A fundamental principle in mathematics states that when we multiply a sum of two numbers or expressions by their difference, the result is the difference of their squares. This can be expressed as a general rule: $$(X + Y)(X - Y) = X^2 - Y^2$$. We will apply this principle to each term in the given expression.

**step4** Simplifying the first term

For the first term, $$(ab + bc)(ab - bc)$$, we can consider $$X$$ to be $$ab$$ and $$Y$$ to be $$bc$$. According to the difference of squares principle, this term simplifies to $$(ab)^2 - (bc)^2$$. This means we multiply $$ab$$ by itself and subtract the result of multiplying $$bc$$ by itself. So, $$(ab)^2 - (bc)^2$$ becomes $$a^2b^2 - b^2c^2$$.

**step5** Simplifying the second term

For the second term, $$(bc + ca)(bc - ca)$$, we can consider $$X$$ to be $$bc$$ and $$Y$$ to be $$ca$$. Applying the same principle, this term simplifies to $$(bc)^2 - (ca)^2$$. This means multiplying $$bc$$ by itself and subtracting the result of multiplying $$ca$$ by itself. So, $$(bc)^2 - (ca)^2$$ becomes $$b^2c^2 - c^2a^2$$.

**step6** Simplifying the third term

For the third term, $$(ca + ab)(ca - ab)$$, we can consider $$X$$ to be $$ca$$ and $$Y$$ to be $$ab$$. Applying the principle again, this term simplifies to $$(ca)^2 - (ab)^2$$. This means multiplying $$ca$$ by itself and subtracting the result of multiplying $$ab$$ by itself. So, $$(ca)^2 - (ab)^2$$ becomes $$c^2a^2 - a^2b^2$$.
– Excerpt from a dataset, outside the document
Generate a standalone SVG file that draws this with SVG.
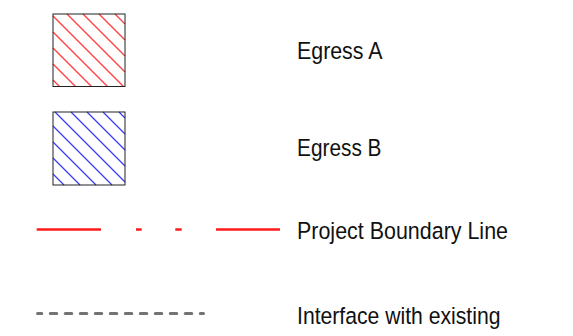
<svg xmlns="http://www.w3.org/2000/svg" width="573" height="336" viewBox="0 0 573 336">
  <style>
    .box { stroke: #222; stroke-width: 1; fill: none; }
    .hatch-red { stroke: #ff3b3b; stroke-width: 1.3; fill: none; }
    .hatch-blue { stroke: #3b3bff; stroke-width: 1.3; fill: none; }
    .label { font-family: "Liberation Sans", Arial, sans-serif; font-size: 24.5px; fill: #111; }
    .boundary { stroke: #ff1a1a; stroke-width: 2.6; fill: none; }
    .interface { stroke: #737373; stroke-width: 3; stroke-linecap: round; stroke-dasharray: 6.5 8.5; fill: none; }
  </style>

  <rect width="573" height="336" fill="#ffffff"/>

  <g id="egress-a">
    <path class="hatch-red" d="M53,80 L59.5,86.5 M53,64 L75.5,86.5 M53,48 L91.5,86.5 M53,32 L107.5,86.5 M53,16 L123.5,86.5 M67,14 L125,72 M83,14 L125,56 M99,14 L125,40 M115,14 L125,24"/>
    <rect class="box" x="53" y="14" width="72" height="72.5"/>
    <text class="label" x="297" y="58.8" textLength="85.5" lengthAdjust="spacingAndGlyphs">Egress A</text>
  </g>

  <g id="egress-b">
    <path class="hatch-blue" d="M53,174 L64,185 M53,158 L80,185 M53,142 L96,185 M53,126 L112,185 M55,112 L125,182 M71,112 L125,166 M87,112 L125,150 M103,112 L125,134 M119,112 L125,118"/>
    <rect class="box" x="53" y="112" width="72" height="73"/>
    <text class="label" x="297" y="156.2" textLength="84.5" lengthAdjust="spacingAndGlyphs">Egress B</text>
  </g>

  <g id="connectors">
    <g id="project-boundary-line">
      <path class="boundary" d="M36.7,229.5 H101 M136,229.5 H141.7 M175.3,229.5 H181.7 M216,229.5 H280"/>
    </g>
    <g id="interface-line">
      <line class="interface" x1="37.5" y1="313.5" x2="203.5" y2="313.5" stroke-dashoffset="2.2"/>
    </g>
  </g>

  <g id="legend-boundary">
    <text class="label" x="297" y="239.3" textLength="211" lengthAdjust="spacingAndGlyphs">Project Boundary Line</text>
  </g>

  <g id="legend-interface">
    <text class="label" x="297" y="324.3" textLength="203.5" lengthAdjust="spacingAndGlyphs">Interface with existing</text>
  </g>
</svg>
**step7** Summing the simplified terms

Now, we combine the simplified forms of all three terms by adding them together:
$$(a^2b^2 - b^2c^2) + (b^2c^2 - c^2a^2) + (c^2a^2 - a^2b^2)$$

**step8** Cancelling out terms

We look for terms that are exact opposites of each other (one positive and one negative) within the sum.
We have $$a^2b^2$$ and $$-a^2b^2$$. When added, they cancel each other out ($$a^2b^2 - a^2b^2 = 0$$).
We have $$-b^2c^2$$ and $$b^2c^2$$. When added, they cancel each other out ($$-b^2c^2 + b^2c^2 = 0$$).
We have $$-c^2a^2$$ and $$c^2a^2$$. When added, they cancel each other out ($$-c^2a^2 + c^2a^2 = 0$$).

**step9** Final result

Since all terms cancel each other out, the entire expression simplifies to $$0$$. This matches the right side of the original equation, thus verifying the identity. The equation is true.